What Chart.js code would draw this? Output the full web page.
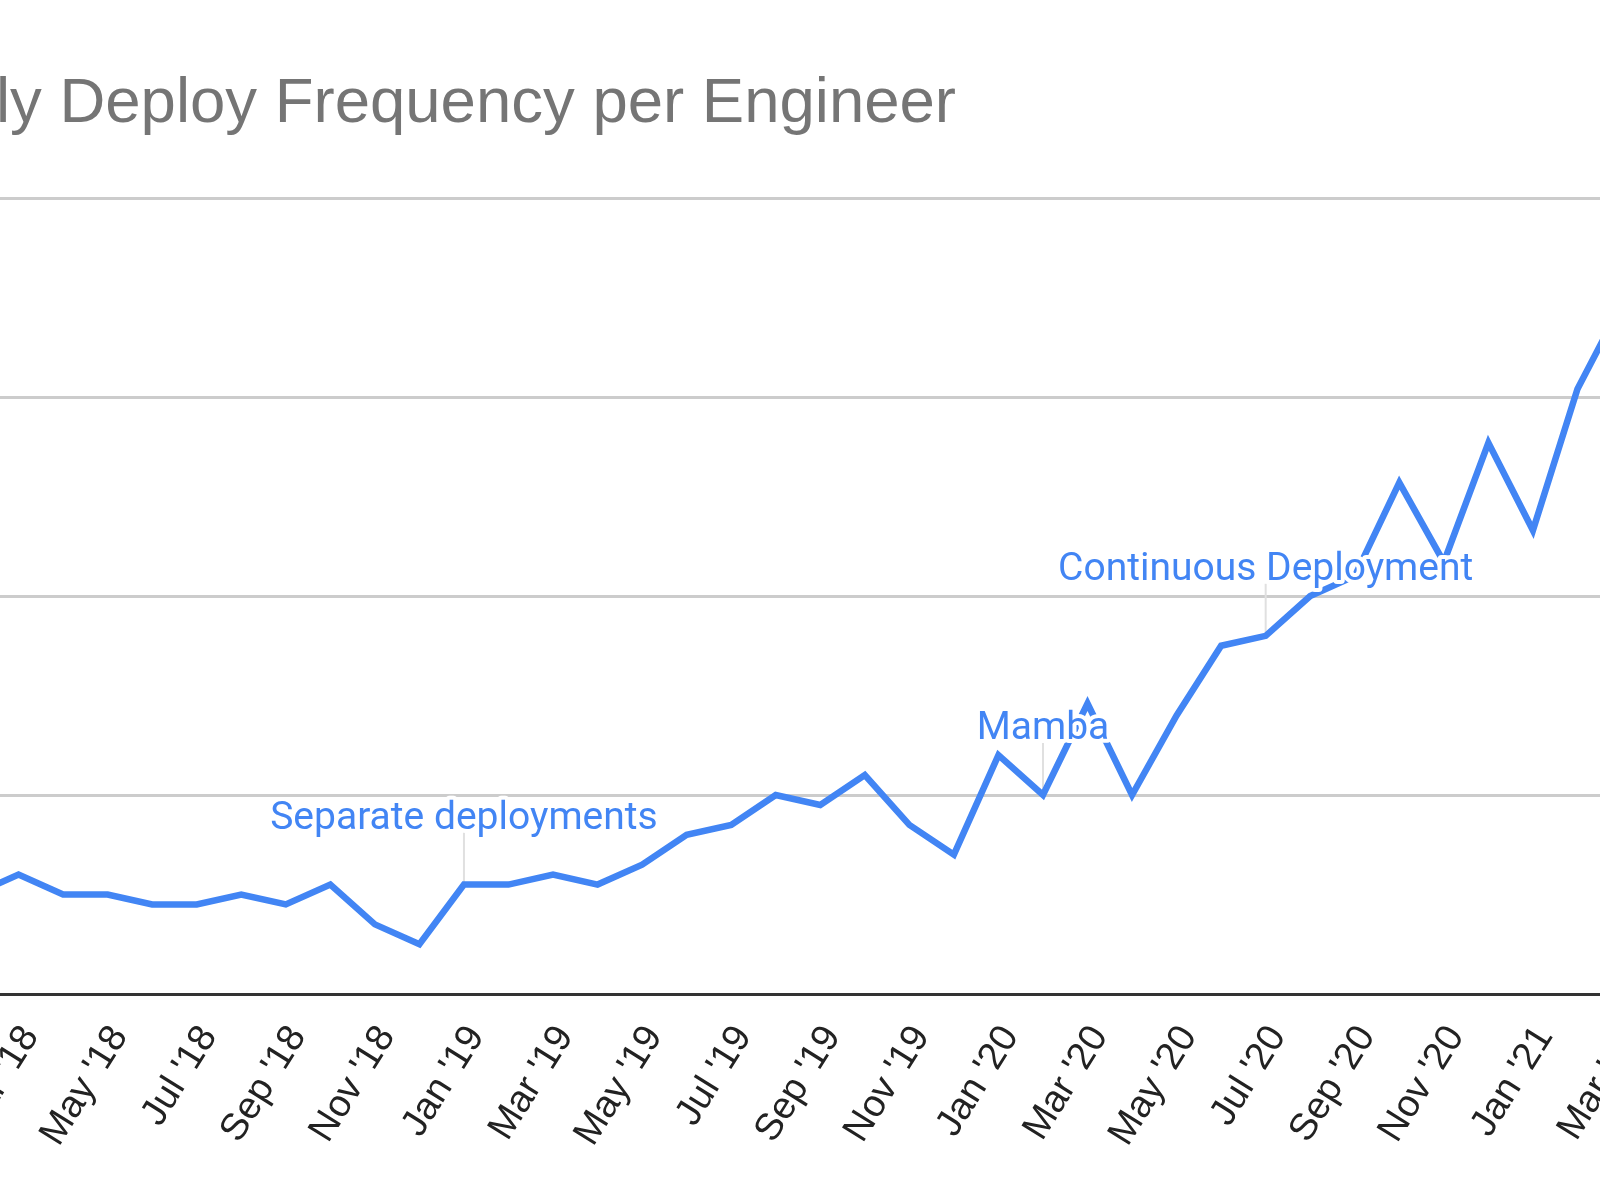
<!DOCTYPE html>
<html>
<head>
<meta charset="utf-8">
<title>Deploy Frequency per Engineer</title>
<script src="https://cdn.jsdelivr.net/npm/chart.js@4.4.1/dist/chart.umd.min.js"></script>
<style>
    html, body { margin: 0; padding: 0; background: #fff; overflow: hidden; }
    #page { position: relative; width: 1600px; height: 1200px; overflow: hidden; }
    #title {
        position: absolute;
        left: 956px;
        top: 69px;
        transform: translateX(-100%);
        white-space: nowrap;
        font-family: "Liberation Sans", Arial, sans-serif;
        font-size: 63.5px;
        line-height: 63px;
        color: #757575;
    }
    #chartBox { position: absolute; left: -226px; top: 0; width: 1904px; height: 1174px; }
</style>
</head>
<body>
<div id="page">
    <div id="title">Weekly Deploy Frequency per Engineer</div>
    <div id="chartBox"><canvas id="deployChart"></canvas></div>
</div>
<script>
// Monthly categories (the picture is cropped on both sides)
const months = [
    "Feb '18", "Mar '18", "Apr '18", "May '18", "Jun '18", "Jul '18", "Aug '18", "Sep '18", "Oct '18", "Nov '18", "Dec '18",
    "Jan '19", "Feb '19", "Mar '19", "Apr '19", "May '19", "Jun '19", "Jul '19", "Aug '19", "Sep '19", "Oct '19", "Nov '19", "Dec '19",
    "Jan '20", "Feb '20", "Mar '20", "Apr '20", "May '20", "Jun '20", "Jul '20", "Aug '20", "Sep '20", "Oct '20", "Nov '20", "Dec '20",
    "Jan '21", "Feb '21", "Mar '21"
];

// Deploys per engineer (one gridline = 1)
const deploys = [
    0.50, 0.60, 0.50, 0.50, 0.45, 0.45, 0.50, 0.45, 0.55, 0.35, 0.25,
    0.55, 0.55, 0.60, 0.55, 0.65, 0.80, 0.85, 1.00, 0.95, 1.10, 0.85, 0.70,
    1.20, 1.00, 1.46, 1.00, 1.40, 1.75, 1.80, 2.00, 2.10, 2.57, 2.17, 2.77,
    2.33, 3.04, 3.47
];

const yTicks = [0, 1, 2, 3, 4];

const annotationMonths = ["Jan '19", "Feb '20", "Jul '20"];
const annotationTexts = ["Separate deployments", "Mamba", "Continuous Deployment"];

const BLUE = "#4285F4";

// Draws the Google-style annotations: a thin stem from the point and a label above it
const annotationPlugin = {
    id: "pointAnnotations",
    beforeDatasetsDraw(chart) {
        const { ctx, scales } = chart;
        ctx.save();
        ctx.strokeStyle = "#e0e0e0";
        ctx.lineWidth = 2;
        annotationMonths.forEach(m => {
            const i = months.indexOf(m);
            const px = scales.x.getPixelForValue(i);
            const py = scales.y.getPixelForValue(deploys[i]);
            ctx.beginPath();
            ctx.moveTo(px, py);
            ctx.lineTo(px, py - 52);
            ctx.stroke();
        });
        ctx.restore();
    },
    afterDatasetsDraw(chart) {
        const { ctx, scales } = chart;
        ctx.save();
        ctx.font = "39px Roboto";
        ctx.textAlign = "center";
        ctx.textBaseline = "alphabetic";
        ctx.lineJoin = "round";
        annotationMonths.forEach((m, k) => {
            const i = months.indexOf(m);
            const px = scales.x.getPixelForValue(i);
            const py = scales.y.getPixelForValue(deploys[i]);
            // white halo so the line disappears behind the text
            ctx.strokeStyle = "#ffffff";
            ctx.lineWidth = 8;
            ctx.strokeText(annotationTexts[k], px, py - 56);
            ctx.fillStyle = BLUE;
            ctx.fillText(annotationTexts[k], px, py - 56);
        });
        ctx.restore();
    }
};

const ctx = document.getElementById("deployChart").getContext("2d");

new Chart(ctx, {
    type: "line",
    data: {
        labels: months,
        datasets: [{
            label: "Deploys per engineer",
            data: deploys,
            borderColor: BLUE,
            borderWidth: 6.5,
            borderJoinStyle: "miter",
            pointRadius: 0,
            pointHoverRadius: 0,
            tension: 0,
            fill: false
        }]
    },
    options: {
        responsive: true,
        maintainAspectRatio: false,
        animation: false,
        layout: { padding: { top: 198, right: 56, left: 0, bottom: 0 } },
        plugins: {
            legend: { display: false },
            title: { display: false },
            tooltip: { enabled: false }
        },
        scales: {
            x: {
                offset: false,
                grid: { display: false },
                border: { display: false },
                afterFit: s => { s.height = 180; },
                ticks: {
                    autoSkip: false,
                    minRotation: 58,
                    maxRotation: 58,
                    padding: 16,
                    labelOffset: 12,
                    color: "#222222",
                    font: { family: "'Liberation Sans', Arial, sans-serif", size: 38 },
                    callback: (val, i) => (i % 2 === 1 ? months[i] : "")
                }
            },
            y: {
                min: yTicks[0],
                max: yTicks[yTicks.length - 1],
                afterFit: s => { s.width = 200; },
                afterBuildTicks: s => { s.ticks = yTicks.map(v => ({ value: v })); },
                border: { display: false },
                grid: {
                    drawTicks: false,
                    color: c => (c.tick && c.tick.value === 0 ? "#333333" : "#cccccc"),
                    lineWidth: c => 3
                },
                ticks: { display: false }
            }
        }
    },
    plugins: [annotationPlugin]
});
</script>
</body>
</html>
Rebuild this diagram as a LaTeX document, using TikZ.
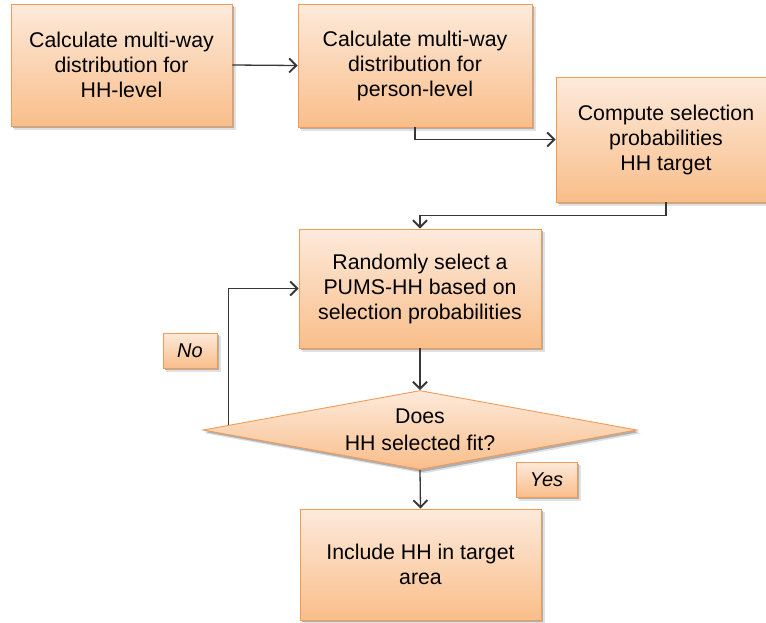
\documentclass[tikz,border=0pt]{standalone}
\usepackage{fontspec}
\setmainfont{Liberation Sans}
\usetikzlibrary{arrows.meta,calc,shapes.geometric,backgrounds}

\definecolor{peachtop}{RGB}{253,234,219}
\definecolor{peachbot}{RGB}{249,190,138}
\definecolor{peachline}{RGB}{240,155,88}
\definecolor{wire}{RGB}{55,55,55}
\definecolor{shadeA}{RGB}{225,225,225}
\definecolor{shadeB}{RGB}{175,175,175}

\tikzset{
  peach/.style={
    top color=peachtop, bottom color=peachbot,
    draw=peachline, line width=0.9pt},
  stepbox/.style={peach, rectangle, inner sep=0pt, align=center,
    font=\fontsize{21.3}{25}\selectfont},
  tagbox/.style={peach, rectangle, inner sep=0pt,
    font=\fontsize{20}{24}\selectfont\itshape},
  decision/.style={peach, diamond, inner sep=0pt},
  arr/.style={draw=wire, line width=1.3pt,
    -{Straight Barb[length=7pt,width=14pt,line width=1.9pt]}},
}

% soft drop shadow behind a rectangular node
\newcommand\castshadow[1]{%
  \fill[shadeA] ($(#1.north west)+(3.5,3.5)$) rectangle ($(#1.south east)+(3.5,3.5)$);
  \fill[shadeB] ($(#1.north west)+(2,2)$) rectangle ($(#1.south east)+(2,2)$);}

\begin{document}
\begin{tikzpicture}[x=1pt,y=-1pt]
\useasboundingbox (0,0) rectangle (766,622);

% process steps
\node[stepbox, minimum width=221pt, minimum height=122pt] (b1) at (121.5,65)
  {Calculate multi-way\\distribution for\\HH-level};
\node[stepbox, minimum width=234pt, minimum height=123pt] (b2) at (415,65.5)
  {Calculate multi-way\\distribution for\\person-level};
\node[stepbox, minimum width=220pt, minimum height=125pt] (b3) at (666,139.5)
  {Compute selection\\probabilities\\HH target};
\node[stepbox, minimum width=242pt, minimum height=119pt] (b4) at (420,288.5)
  {Randomly select a\\PUMS-HH based on\\selection probabilities};

% decision
\node[decision, minimum width=434pt, minimum height=79pt,
  label={[align=center, font=\fontsize{21.3}{27}\selectfont]center:Does\\HH selected fit?}]
  (dec) at (420,430) {};

\node[stepbox, minimum width=241pt, minimum height=111pt] (b5) at (420.5,564.5)
  {Include HH in target\\area};

% branch tags
\node[tagbox, minimum width=54pt, minimum height=35pt] (no) at (190,350.5) {No};
\node[tagbox, minimum width=61pt, minimum height=35pt] (yes) at (546.5,479.5) {Yes};

% shadows
\begin{scope}[on background layer]
  \foreach \n in {b1,b2,b3,b4,b5,no,yes} {\castshadow{\n}}
  \fill[shadeA] ($(dec.north)+(3.5,3.5)$) -- ($(dec.east)+(3.5,3.5)$)
    -- ($(dec.south)+(3.5,3.5)$) -- ($(dec.west)+(3.5,3.5)$) -- cycle;
  \fill[shadeB] ($(dec.north)+(2,2)$) -- ($(dec.east)+(2,2)$)
    -- ($(dec.south)+(2,2)$) -- ($(dec.west)+(2,2)$) -- cycle;
\end{scope}

% connectors
\draw[arr] (b1.east) -- (b2.west);
\draw[arr] (b2.south) |- (b3.west);
\draw[arr] (b3.south) -- ++(0,13) -| (b4.north);
\draw[arr] (b4.south) -- (dec.north);
\draw[arr] (dec.south) -- (b5.north);
\coordinate (loopstart) at ($(dec.west)!0.12!(dec.north)$);
\draw[arr] (loopstart) |- (b4.west);
\end{tikzpicture}
\end{document}
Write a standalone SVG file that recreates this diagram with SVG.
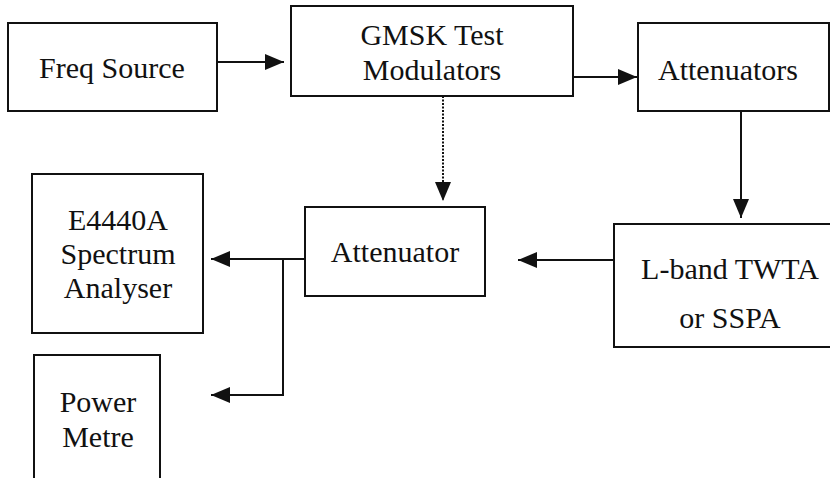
════
Quote the lines above exactly, starting with the one that has "Rebuild this diagram" and ending with the one that has "(0,0) rectangle (766,622);"; drop the pictures and include nothing else.

Rebuild this diagram as a LaTeX document, using TikZ.
\documentclass[tikz,border=0pt]{standalone}
\usepackage{fontspec}
\setmainfont{Liberation Sans}
\usetikzlibrary{arrows.meta,calc,shapes.geometric,backgrounds}

\definecolor{peachtop}{RGB}{253,234,219}
\definecolor{peachbot}{RGB}{249,190,138}
\definecolor{peachline}{RGB}{240,155,88}
\definecolor{wire}{RGB}{55,55,55}
\definecolor{shadeA}{RGB}{225,225,225}
\definecolor{shadeB}{RGB}{175,175,175}

\tikzset{
  peach/.style={
    top color=peachtop, bottom color=peachbot,
    draw=peachline, line width=0.9pt},
  stepbox/.style={peach, rectangle, inner sep=0pt, align=center,
    font=\fontsize{21.3}{25}\selectfont},
  tagbox/.style={peach, rectangle, inner sep=0pt,
    font=\fontsize{20}{24}\selectfont\itshape},
  decision/.style={peach, diamond, inner sep=0pt},
  arr/.style={draw=wire, line width=1.3pt,
    -{Straight Barb[length=7pt,width=14pt,line width=1.9pt]}},
}

% soft drop shadow behind a rectangular node
\newcommand\castshadow[1]{%
  \fill[shadeA] ($(#1.north west)+(3.5,3.5)$) rectangle ($(#1.south east)+(3.5,3.5)$);
  \fill[shadeB] ($(#1.north west)+(2,2)$) rectangle ($(#1.south east)+(2,2)$);}

\begin{document}
\begin{tikzpicture}[x=1pt,y=-1pt]
\useasboundingbox (0,0) rectangle (766,622);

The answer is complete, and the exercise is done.